Washington CNN  — 

There’s no politician – not one – who has risen further faster than Alexandria Ocasio-Cortez. Two years ago at this time, she was bartending and waitressing in New York. Now the New York congresswoman is the face of the liberal left in the Democratic Party nationally.

When a politician – or, really, anyone – becomes a star overnight, there’s an inevitable backlash that grows in opposition to the rise. And less than three months into her first term in Congress, the AOC backlash has begun in earnest.

The spark came last week when, in a closed-door meeting of House Democrats, Ocasio-Cortez warned colleagues that if they continued to vote with Republicans on procedural motions in the chamber they could wind up “on a list” of incumbents ripe for a liberal primary challenge. (Speaker Nancy Pelosi, who has found herself on the other side of AOC a few times during the early months of this Congress, was making the same case to members.)

Members – especially those holding swing districts that look nothing like AOC’s solidly Democratic Bronx/Queens seat – took umbrage.

“There is, without a doubt, a myth that Alexandria Ocasio-Cortez somehow represents the narrative of Democratic primary voters in the country,” Alabama-based Democratic pollster John Anzalone, who polled for Barack Obama’s 2012 re-election race, told The Washington Post over the weekend. “Almost half of them identify themselves as moderates or conservative.”

Is Anzalone right about the makeup of Democrats? He is, according to Gallup polling of Democrats in 2018.  That data showed that 51% of Democrats identified themselves as liberal last year, while 47% call themselves either moderate (34%) or conservative (13%).

Here’s the problem for the likes of Anzalone and 2020ers like former Colorado Gov. John Hickenlooper, who is running as a pragmatic problem-solver: The energy, activism and, yes, money is all coming from the mad-as-hell-and-not-going-to-take-it-anymore liberal base at the moment. That reality incentivizes candidates – particularly in the presidential race – to run as far left as possible, because it’s way over there on the left where they will get what they want in terms of political outcomes.

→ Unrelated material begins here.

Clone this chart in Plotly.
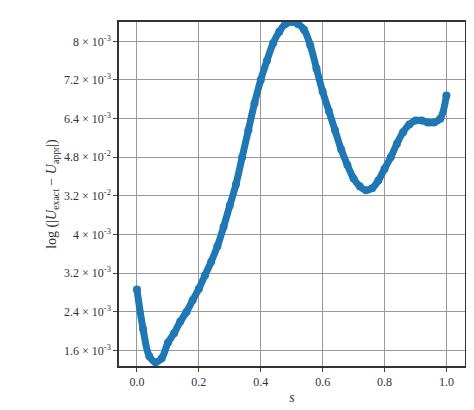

The real question then is not which part of the party is on the rise – it’s the AOC/Bernie Sanders wing for sure – but rather how those moderates and conservatives are treated by the liberals in the party. Will they be driven out as insufficiently loyal to the cause – as tea party (and Trump) Republicans have done to their own centrist wing over the last decade? Or will liberals find a way to incorporate the views of their more moderate party members as they try to find a candidate who can oust President Donald Trump in 2020? 

Again, Anzalone hits the nail on the head. “My main gripe about AOC is that while I respect her voice in the party, I don’t think she respects mine or anyone else’s who differs with her on policy or comes from a different political electoral reality,” he tweeted.

The Point: This ideological fight within the Democratic Party reflects the broader debate about what a post-Obama Democrat could and should look like. Is it Ocasio-Cortez? Is it Joe Biden? Is it somewhere in between?